Can I use CAPM to compare ETFs from different asset classes?
Yes, but with important considerations:
- Equity vs. Bond ETFs: Bond ETFs typically have much lower betas (0.2-0.5) compared to equity ETFs (0.8-1.5)
- Commodity ETFs: These often have unique risk profiles that may not fit traditional CAPM well
- International ETFs: Require using the appropriate risk-free rate for that market
- Alternative ETFs: ETFs tracking volatility, inverse, or leveraged products have complex beta behaviors
For cross-asset comparisons, consider:
- Using the same time horizon for all beta calculations
- Adjusting for currency risk in international comparisons
- Considering liquidity differences between asset classes
- Supplementing CAPM with other metrics like Sharpe ratio for comprehensive analysis
What are the limitations of using CAPM for ETF evaluation?
While CAPM is a powerful tool, be aware of these limitations:
- Single-Factor Model: Only considers market risk (beta), ignoring other risk factors
- Historical Beta: Past beta may not predict future risk accurately
- Market Efficiency Assumption: Assumes markets are perfectly efficient
- Static Expectations: Uses fixed inputs that may change rapidly
- No Size Premium: Ignores the small-cap premium observed in markets
- No Value Factor: Doesn’t account for value vs. growth differences
- Liquidity Ignored: Doesn’t consider liquidity risk premiums
Academic research from NBER suggests that multi-factor models (like Fama-French) often provide more accurate return predictions than single-factor CAPM, especially for specialized ETFs.

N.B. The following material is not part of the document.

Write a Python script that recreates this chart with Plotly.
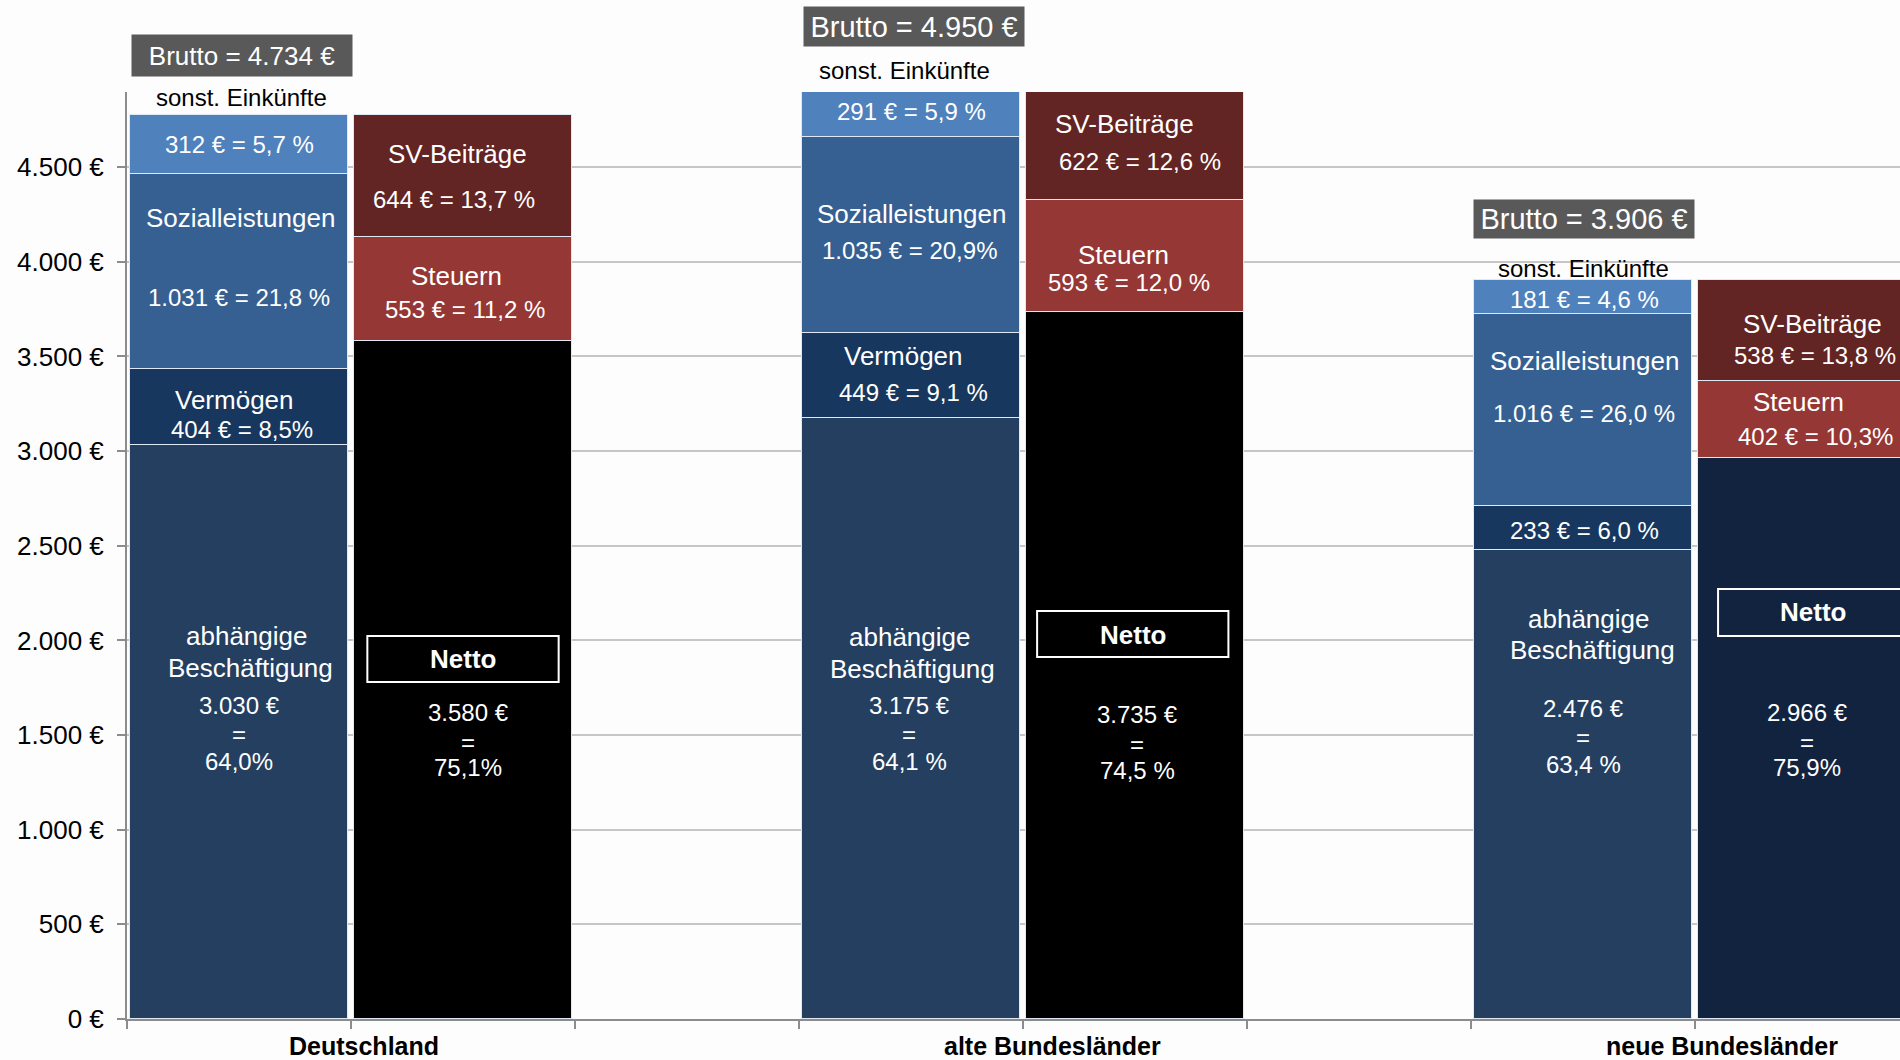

How does CAPM help with ETF portfolio construction?
CAPM is invaluable for building optimized ETF portfolios:
- Risk Budgeting: Allocate more to ETFs with higher expected returns per unit of risk
- Diversification: Combine ETFs with different betas to achieve target portfolio risk
- Benchmarking: Compare ETF returns against their CAPM expectations
- Tactical Allocation: Tilt portfolio toward ETFs with positive alpha (outperformance)
- Cost Efficiency: Identify ETFs that deliver expected returns with lower fees
Implementation steps:
- Calculate CAPM expected returns for all candidate ETFs
- Plot ETFs on a risk-return graph using beta and expected return
- Select ETFs that offer the best risk-return tradeoff
- Determine weights to achieve your target portfolio beta
- Monitor and rebalance as market conditions change
What’s the difference between CAPM and the Sharpe ratio for ETF evaluation?
| Metric | CAPM | Sharpe Ratio |
|---|---|---|
| Purpose | Determines expected return based on systematic risk | Measures return per unit of total risk |
| Risk Measure | Beta (systematic risk only) | Standard deviation (total risk) |
| Benchmark | Compares to market return | Compares to risk-free rate |
| Best For | Evaluating if an ETF is fairly priced relative to its risk | Assessing overall risk-adjusted performance |
| Formula | ER = Rf + β(Rm – Rf) | (Return – Rf) / Standard Deviation |
| ETF Application | Predicting future returns based on risk | Evaluating past risk-adjusted performance |
For comprehensive ETF analysis, use both metrics together: CAPM for forward-looking expectations and Sharpe ratio for backward-looking performance evaluation.